Awolowo was Nigeria’s “leading social democratic politician. He supported limited public ownership and limited central planning in government. He believed that the state should channel Nigeria’s resources into education and state-led infrastructural development”

“Awolowo wrote the influential Path to Nigerian Freedom (1947), in which he made his case for the need of a federal form of government in an independent Nigeria to safeguard the interests of each ethnic nationality and region and to create a sustainable basis for Nigerian unity. He also called for rapid progress toward self-government”.

  1. The Fear of God, Righteous living and Prayer

Abraham Lincoln (1842 -1864 )  identified rightly that religion could be a good instrument for good governance, not to foment trouble on ethnic and religious fanatical lines.  According to him,

  • “Sir, my concern is not whether God is on our side; my greatest concern is to be on God’s side, for God is always right.
  • And whereas it is the duty of nations as well as of men, to own their dependence upon the overruling power of God … and to recognize the sublime truth, announced in the Holy Scriptures and proven by all history, that those nations only are blessed whose God is the Lord.
  • Intelligence, patriotism, Christianity, and a firm reliance on Him, who has never yet forsaken this favored land, are still competent to adjust, in the best way, all our present difficulty.
  • With Malice toward none, with charity for all, with firmness in the right, as God gives us to see the right, let us strive on to finish the work we are in, to bind up the nation’s wounds.
  • Nevertheless, amid the greatest difficulties of my Administration, when I could not see any other resort, I would place my whole reliance on God, knowing that all would go well, and that He would decide for the right.

And having thus chosen our course, without guile, and with pure purpose, let us renew our trust in God, and go forward without fear, and with manly hearts.

Obafemi Awolowo was a committed Christian. He was a member and  Communicant of the Anglican Church, but with close active relationship also,  of the Methodist church and Apostolic Church. His writings reflect his faith in God and the influence of Biblical precepts on his personal life and politics. He was a man of prayer and spiritual contemplation. His personal morality is traceable to his Christian convictions and faith in God.

  1. Integrity, Truth and Honesty

Desmond Tutu, the South African iconic archbishop and theologian said:

There comes a point where we need to stop just pulling people out of water. We need to go upstream and find out why they are falling in.” Why is northern Nigeria forever in the news for things ghastly? And why are the victims there hooked till eternity on sleeping pills? Political and religious bandits and other common criminals raid them daily from farm to home; they groan and moan and blame their stars. …“There is nothing more difficult than waking someone who is only pretending to be asleep.

Awolowo was a man of string moral principles. After he was sent to jail, efforts were made to propose compromises which could have made him become free, but he turned them down for reasons of his integrity.
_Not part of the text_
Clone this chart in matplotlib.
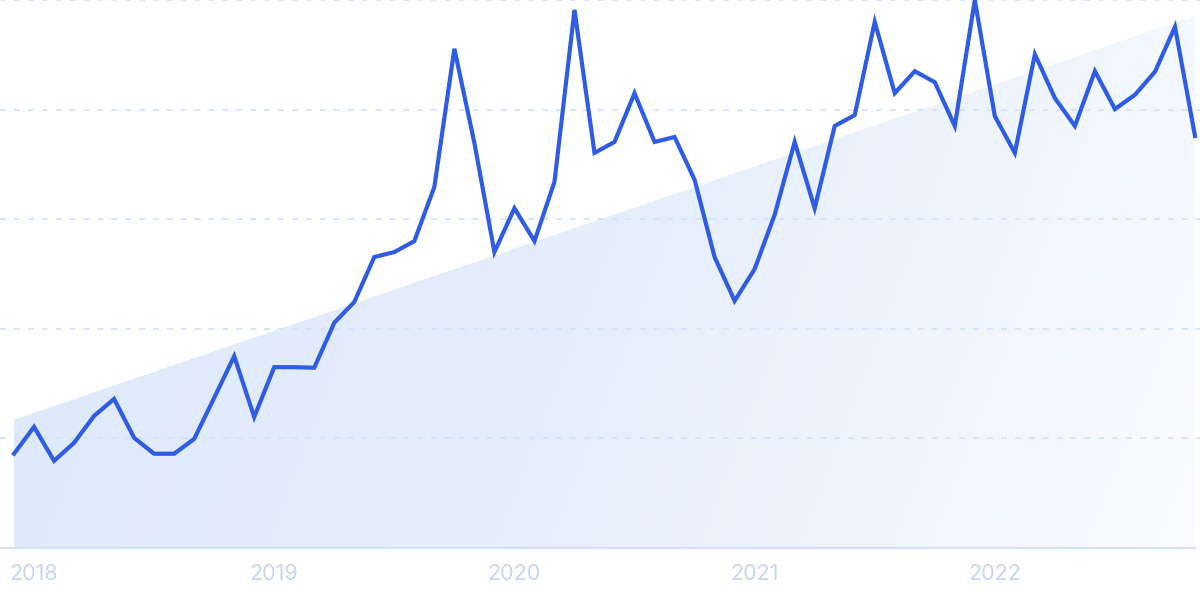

When Sir Mobolaji Anthony proposed that he quits politics and go on self exile from Nigeria, Awolowo responded as follows:

My reaction was swift and firm. I told ‘M de Bank’ (as his contemporary friends called him), that the two conditions were totally unacceptable. What will I do if I withdraw from politics? Politics was my chosen career, Law was my profession; I acquired the legal profession in order that I might pursue my chosen career as an independent person.  I would suffer from psychological Anaemia and eventual death, if I withdraw from politics. As to the second condition, why should I send myself into exile  in order to be free from incarceration? It would be cowardly to do so. Besides, it would be an act of betrayal  of the masses of the people of Nigeria to accept either of the two conditions… I emphasized that if I were released on either of the two terms, I would be totally discredited forever in the eyes of the masses and once so discredited, it would be well-nigh impossible to stage a comeback.